_Task goal:_ Leave out all pictures and give back precisely the lines from the line with "Reproduce this chart with D3.js." to the line with "7.6e-12, 7.6e-12, 8.5e-13];", including those two lines.

----

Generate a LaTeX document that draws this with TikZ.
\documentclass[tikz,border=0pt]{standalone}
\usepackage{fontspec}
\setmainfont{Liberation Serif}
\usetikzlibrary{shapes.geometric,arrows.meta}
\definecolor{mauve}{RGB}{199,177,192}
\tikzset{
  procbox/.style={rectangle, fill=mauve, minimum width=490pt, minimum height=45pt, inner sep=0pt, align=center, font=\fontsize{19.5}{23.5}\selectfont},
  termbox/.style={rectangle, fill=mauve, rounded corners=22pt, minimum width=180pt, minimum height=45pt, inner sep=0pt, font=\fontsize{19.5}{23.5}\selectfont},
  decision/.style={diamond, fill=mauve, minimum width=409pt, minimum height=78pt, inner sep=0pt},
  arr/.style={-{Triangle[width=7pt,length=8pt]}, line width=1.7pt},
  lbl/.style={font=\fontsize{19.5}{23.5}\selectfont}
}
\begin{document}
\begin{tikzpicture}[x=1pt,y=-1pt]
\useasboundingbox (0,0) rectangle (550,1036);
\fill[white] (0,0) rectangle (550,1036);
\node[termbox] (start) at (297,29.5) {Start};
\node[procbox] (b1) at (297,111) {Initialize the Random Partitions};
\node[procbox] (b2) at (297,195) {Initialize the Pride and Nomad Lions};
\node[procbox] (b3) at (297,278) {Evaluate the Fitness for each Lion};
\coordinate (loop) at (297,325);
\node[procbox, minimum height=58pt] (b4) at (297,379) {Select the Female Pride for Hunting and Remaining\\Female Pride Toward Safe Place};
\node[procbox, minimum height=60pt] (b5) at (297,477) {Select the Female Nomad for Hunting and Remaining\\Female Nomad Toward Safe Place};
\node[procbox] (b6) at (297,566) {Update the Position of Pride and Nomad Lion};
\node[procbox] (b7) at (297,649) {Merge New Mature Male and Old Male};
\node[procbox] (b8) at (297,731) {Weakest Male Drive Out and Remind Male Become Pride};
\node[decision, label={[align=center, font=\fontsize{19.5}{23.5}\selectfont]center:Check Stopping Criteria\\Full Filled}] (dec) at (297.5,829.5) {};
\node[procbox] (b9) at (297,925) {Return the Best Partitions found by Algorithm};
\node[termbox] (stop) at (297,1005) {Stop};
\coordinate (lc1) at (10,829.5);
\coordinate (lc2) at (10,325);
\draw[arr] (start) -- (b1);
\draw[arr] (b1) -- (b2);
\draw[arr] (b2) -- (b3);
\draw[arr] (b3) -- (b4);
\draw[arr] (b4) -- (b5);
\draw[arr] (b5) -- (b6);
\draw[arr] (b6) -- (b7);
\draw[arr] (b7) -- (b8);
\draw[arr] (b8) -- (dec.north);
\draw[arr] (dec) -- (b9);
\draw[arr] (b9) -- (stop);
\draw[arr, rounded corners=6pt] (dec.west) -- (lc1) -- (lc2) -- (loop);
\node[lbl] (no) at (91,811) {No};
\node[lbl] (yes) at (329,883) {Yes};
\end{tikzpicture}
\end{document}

----

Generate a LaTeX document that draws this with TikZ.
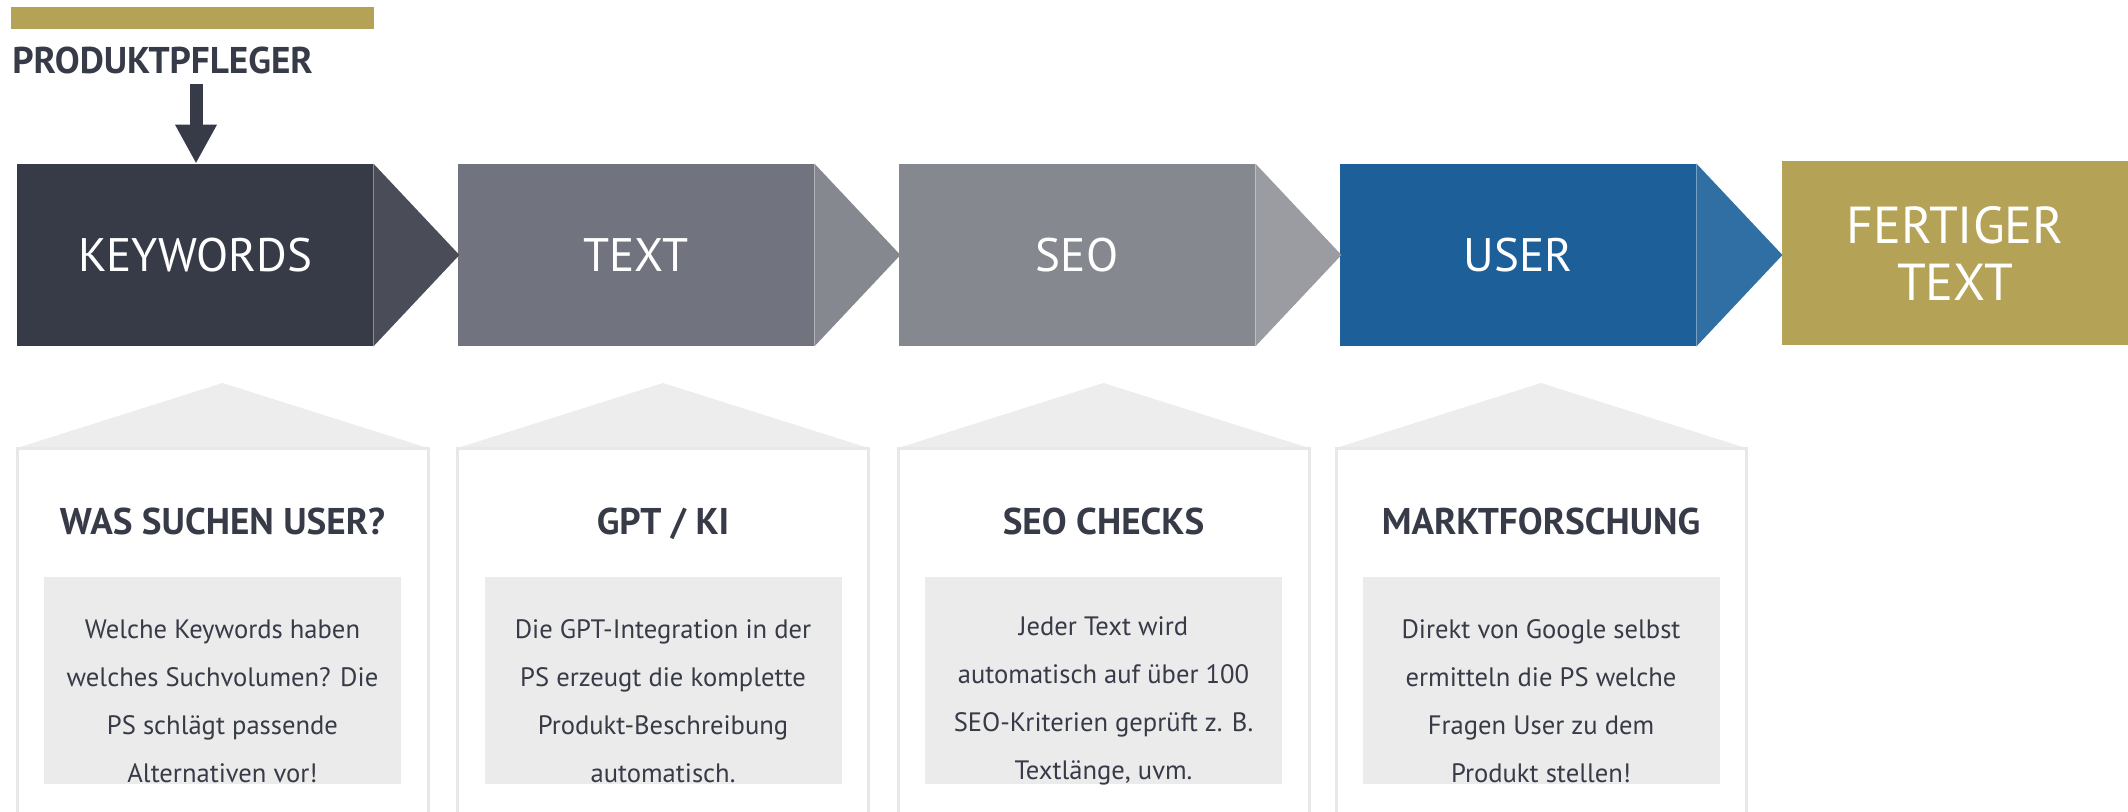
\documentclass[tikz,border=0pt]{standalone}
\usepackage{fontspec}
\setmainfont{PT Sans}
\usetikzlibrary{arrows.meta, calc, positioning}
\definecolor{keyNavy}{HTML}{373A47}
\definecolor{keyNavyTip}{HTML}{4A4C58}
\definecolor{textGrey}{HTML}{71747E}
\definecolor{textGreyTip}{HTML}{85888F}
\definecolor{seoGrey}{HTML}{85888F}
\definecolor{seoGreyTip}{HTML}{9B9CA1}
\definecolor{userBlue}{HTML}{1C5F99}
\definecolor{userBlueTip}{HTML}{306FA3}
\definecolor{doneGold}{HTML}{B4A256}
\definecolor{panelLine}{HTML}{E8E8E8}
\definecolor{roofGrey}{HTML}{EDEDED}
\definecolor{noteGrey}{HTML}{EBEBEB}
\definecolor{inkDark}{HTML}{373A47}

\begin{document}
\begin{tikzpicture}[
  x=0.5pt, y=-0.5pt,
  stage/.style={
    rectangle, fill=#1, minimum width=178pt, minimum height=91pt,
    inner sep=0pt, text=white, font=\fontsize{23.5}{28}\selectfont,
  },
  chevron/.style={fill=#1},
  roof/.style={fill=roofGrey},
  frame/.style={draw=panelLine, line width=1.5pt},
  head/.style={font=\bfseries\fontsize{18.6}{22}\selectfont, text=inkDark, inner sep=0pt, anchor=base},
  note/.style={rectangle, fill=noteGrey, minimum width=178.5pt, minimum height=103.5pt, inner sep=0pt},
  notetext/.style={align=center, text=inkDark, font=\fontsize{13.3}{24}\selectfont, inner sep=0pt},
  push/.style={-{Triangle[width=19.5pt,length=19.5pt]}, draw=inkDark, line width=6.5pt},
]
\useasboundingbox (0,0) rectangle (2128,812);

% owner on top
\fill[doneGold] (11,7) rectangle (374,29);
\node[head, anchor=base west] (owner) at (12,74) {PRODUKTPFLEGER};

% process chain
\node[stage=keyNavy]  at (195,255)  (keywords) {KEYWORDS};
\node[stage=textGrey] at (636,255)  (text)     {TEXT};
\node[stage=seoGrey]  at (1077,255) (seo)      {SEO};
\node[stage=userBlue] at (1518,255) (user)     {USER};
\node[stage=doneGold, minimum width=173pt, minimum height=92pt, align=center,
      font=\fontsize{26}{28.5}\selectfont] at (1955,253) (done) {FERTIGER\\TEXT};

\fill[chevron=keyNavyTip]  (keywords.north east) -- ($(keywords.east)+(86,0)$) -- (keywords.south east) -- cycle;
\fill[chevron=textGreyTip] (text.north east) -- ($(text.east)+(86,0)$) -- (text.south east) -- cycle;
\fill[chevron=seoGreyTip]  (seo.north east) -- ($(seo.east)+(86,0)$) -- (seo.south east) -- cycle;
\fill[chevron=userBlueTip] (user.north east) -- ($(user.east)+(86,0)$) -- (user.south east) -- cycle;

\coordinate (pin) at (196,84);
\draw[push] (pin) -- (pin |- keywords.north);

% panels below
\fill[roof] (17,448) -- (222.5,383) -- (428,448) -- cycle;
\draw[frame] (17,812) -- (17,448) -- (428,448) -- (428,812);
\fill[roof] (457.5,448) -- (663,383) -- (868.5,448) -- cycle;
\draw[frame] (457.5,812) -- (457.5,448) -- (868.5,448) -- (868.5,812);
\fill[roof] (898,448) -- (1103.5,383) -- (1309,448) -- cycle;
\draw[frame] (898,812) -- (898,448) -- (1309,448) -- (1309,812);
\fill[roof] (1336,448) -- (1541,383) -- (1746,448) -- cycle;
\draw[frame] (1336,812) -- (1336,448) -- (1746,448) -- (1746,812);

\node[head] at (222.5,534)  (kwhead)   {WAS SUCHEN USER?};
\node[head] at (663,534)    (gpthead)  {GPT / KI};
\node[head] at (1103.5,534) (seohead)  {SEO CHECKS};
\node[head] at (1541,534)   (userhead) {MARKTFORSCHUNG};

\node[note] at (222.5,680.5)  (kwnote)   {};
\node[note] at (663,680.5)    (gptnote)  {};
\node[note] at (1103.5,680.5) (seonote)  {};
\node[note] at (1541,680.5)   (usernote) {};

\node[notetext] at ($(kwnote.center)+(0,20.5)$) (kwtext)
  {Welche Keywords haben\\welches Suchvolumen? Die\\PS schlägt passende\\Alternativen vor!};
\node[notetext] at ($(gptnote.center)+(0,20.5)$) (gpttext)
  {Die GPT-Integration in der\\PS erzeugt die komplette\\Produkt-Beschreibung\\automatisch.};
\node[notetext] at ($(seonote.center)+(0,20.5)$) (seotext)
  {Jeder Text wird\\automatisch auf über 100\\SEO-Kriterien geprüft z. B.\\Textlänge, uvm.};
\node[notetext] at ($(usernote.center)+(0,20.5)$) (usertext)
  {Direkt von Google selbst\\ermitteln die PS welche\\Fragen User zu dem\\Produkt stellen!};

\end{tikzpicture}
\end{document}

----

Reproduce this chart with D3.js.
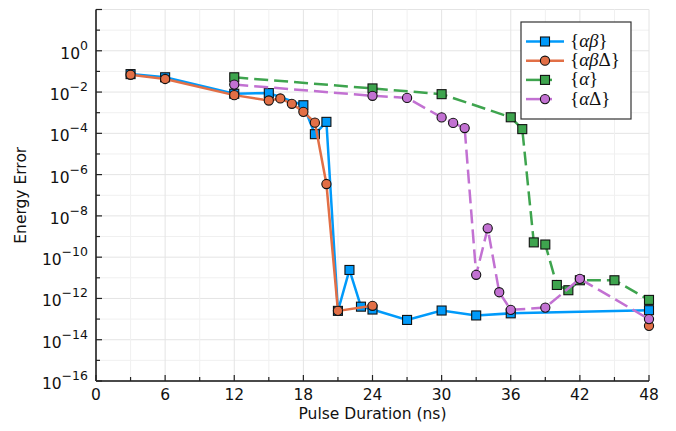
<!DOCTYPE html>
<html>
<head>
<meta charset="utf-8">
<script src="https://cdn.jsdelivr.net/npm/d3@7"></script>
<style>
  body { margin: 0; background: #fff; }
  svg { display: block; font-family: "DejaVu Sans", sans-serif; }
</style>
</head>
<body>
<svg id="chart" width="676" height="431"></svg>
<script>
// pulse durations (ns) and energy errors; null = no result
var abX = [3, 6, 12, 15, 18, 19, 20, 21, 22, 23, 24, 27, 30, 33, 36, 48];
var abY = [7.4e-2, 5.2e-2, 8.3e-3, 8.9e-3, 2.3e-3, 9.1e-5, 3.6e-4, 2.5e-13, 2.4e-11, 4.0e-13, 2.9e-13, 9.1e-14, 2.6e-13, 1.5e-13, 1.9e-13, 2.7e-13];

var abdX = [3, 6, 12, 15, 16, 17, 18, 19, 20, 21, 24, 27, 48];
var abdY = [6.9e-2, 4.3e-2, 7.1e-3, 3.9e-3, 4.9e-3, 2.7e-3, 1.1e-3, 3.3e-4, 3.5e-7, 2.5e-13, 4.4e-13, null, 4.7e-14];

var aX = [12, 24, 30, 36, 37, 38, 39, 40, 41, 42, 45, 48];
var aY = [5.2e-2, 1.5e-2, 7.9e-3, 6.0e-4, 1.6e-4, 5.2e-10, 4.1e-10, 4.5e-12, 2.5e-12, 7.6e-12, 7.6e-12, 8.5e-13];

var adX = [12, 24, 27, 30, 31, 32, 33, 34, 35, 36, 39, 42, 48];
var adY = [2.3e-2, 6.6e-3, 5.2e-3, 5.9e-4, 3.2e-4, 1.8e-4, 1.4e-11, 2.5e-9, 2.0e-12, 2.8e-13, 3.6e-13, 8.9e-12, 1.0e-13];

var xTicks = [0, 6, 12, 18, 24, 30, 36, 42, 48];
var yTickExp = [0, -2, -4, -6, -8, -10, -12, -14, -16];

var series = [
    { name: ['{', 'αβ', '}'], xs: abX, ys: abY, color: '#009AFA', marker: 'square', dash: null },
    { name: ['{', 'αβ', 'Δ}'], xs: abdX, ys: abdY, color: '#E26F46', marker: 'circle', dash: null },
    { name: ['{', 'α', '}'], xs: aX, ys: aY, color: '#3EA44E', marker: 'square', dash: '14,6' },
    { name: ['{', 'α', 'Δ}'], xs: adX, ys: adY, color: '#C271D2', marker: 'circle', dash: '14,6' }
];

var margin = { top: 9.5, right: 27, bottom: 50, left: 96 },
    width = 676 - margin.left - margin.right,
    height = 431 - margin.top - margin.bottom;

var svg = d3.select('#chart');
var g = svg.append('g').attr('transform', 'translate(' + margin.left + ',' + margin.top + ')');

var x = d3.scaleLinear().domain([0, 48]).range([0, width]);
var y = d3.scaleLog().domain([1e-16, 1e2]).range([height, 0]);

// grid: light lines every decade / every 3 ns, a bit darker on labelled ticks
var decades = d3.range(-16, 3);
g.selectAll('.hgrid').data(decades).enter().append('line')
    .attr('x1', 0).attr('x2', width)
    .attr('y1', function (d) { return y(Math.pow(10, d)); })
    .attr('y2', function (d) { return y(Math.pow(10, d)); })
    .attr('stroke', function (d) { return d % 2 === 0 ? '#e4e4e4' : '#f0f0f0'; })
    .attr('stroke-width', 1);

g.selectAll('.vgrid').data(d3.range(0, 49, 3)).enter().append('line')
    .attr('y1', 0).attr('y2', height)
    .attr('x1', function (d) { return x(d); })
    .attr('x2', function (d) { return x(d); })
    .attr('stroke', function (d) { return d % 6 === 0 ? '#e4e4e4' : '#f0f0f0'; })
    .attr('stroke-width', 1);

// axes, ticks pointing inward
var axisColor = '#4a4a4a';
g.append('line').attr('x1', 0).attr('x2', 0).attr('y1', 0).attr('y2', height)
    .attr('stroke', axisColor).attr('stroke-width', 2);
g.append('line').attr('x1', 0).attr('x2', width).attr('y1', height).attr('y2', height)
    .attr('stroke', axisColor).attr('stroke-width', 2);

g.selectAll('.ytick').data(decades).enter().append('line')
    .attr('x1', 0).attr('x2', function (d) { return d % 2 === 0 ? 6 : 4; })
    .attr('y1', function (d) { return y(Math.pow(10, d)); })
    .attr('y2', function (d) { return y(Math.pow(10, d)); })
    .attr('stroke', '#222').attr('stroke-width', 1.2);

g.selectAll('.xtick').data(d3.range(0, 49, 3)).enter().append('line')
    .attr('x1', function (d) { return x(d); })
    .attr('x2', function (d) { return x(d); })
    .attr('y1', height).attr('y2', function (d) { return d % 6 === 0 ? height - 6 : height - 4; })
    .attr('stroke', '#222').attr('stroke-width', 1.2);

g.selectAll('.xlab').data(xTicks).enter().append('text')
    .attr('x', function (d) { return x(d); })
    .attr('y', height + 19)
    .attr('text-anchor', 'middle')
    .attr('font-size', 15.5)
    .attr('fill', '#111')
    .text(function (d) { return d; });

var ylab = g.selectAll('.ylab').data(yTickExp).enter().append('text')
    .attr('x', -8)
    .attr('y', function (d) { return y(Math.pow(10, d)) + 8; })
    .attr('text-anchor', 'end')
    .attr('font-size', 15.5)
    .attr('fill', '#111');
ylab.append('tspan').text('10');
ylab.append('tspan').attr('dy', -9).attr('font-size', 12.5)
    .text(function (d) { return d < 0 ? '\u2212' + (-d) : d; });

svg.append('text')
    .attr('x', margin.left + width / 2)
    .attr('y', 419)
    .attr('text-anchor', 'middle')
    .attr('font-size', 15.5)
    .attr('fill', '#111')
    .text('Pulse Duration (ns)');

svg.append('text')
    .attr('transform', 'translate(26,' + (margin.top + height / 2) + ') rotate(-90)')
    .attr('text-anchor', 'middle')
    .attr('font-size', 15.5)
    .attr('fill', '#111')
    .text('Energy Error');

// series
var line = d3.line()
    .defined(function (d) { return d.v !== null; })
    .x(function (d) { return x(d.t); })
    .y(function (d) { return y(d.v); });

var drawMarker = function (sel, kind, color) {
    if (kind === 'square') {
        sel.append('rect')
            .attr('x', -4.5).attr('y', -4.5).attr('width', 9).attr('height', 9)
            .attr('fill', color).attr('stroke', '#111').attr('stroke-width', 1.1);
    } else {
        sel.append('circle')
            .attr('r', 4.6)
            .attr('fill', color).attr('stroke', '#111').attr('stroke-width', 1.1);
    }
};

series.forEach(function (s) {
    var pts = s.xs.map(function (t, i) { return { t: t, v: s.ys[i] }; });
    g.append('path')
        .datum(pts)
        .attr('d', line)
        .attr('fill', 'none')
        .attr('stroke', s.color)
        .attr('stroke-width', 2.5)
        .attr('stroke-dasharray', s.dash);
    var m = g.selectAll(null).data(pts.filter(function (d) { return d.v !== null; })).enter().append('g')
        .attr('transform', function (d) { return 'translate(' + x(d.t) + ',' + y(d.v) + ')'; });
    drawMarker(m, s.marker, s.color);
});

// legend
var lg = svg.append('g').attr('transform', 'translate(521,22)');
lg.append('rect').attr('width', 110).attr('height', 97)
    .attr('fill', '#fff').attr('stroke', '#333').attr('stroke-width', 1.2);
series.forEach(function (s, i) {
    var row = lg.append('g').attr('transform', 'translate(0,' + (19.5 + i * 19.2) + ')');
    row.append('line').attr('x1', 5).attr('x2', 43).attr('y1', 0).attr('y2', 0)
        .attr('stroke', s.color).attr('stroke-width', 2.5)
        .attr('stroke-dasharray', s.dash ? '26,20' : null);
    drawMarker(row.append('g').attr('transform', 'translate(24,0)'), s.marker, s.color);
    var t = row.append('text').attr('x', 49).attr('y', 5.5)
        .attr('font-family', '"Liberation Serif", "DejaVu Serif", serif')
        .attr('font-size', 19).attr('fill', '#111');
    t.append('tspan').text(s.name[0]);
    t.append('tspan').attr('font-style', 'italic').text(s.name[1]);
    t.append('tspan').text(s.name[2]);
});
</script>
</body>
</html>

----

_Expected answer:_
Reproduce this chart with D3.js.
<!DOCTYPE html>
<html>
<head>
<meta charset="utf-8">
<script src="https://cdn.jsdelivr.net/npm/d3@7"></script>
<style>
  body { margin: 0; background: #fff; }
  svg { display: block; font-family: "DejaVu Sans", sans-serif; }
</style>
</head>
<body>
<svg id="chart" width="676" height="431"></svg>
<script>
// pulse durations (ns) and energy errors; null = no result
var abX = [3, 6, 12, 15, 18, 19, 20, 21, 22, 23, 24, 27, 30, 33, 36, 48];
var abY = [7.4e-2, 5.2e-2, 8.3e-3, 8.9e-3, 2.3e-3, 9.1e-5, 3.6e-4, 2.5e-13, 2.4e-11, 4.0e-13, 2.9e-13, 9.1e-14, 2.6e-13, 1.5e-13, 1.9e-13, 2.7e-13];

var abdX = [3, 6, 12, 15, 16, 17, 18, 19, 20, 21, 24, 27, 48];
var abdY = [6.9e-2, 4.3e-2, 7.1e-3, 3.9e-3, 4.9e-3, 2.7e-3, 1.1e-3, 3.3e-4, 3.5e-7, 2.5e-13, 4.4e-13, null, 4.7e-14];

var aX = [12, 24, 30, 36, 37, 38, 39, 40, 41, 42, 45, 48];
var aY = [5.2e-2, 1.5e-2, 7.9e-3, 6.0e-4, 1.6e-4, 5.2e-10, 4.1e-10, 4.5e-12, 2.5e-12, 7.6e-12, 7.6e-12, 8.5e-13];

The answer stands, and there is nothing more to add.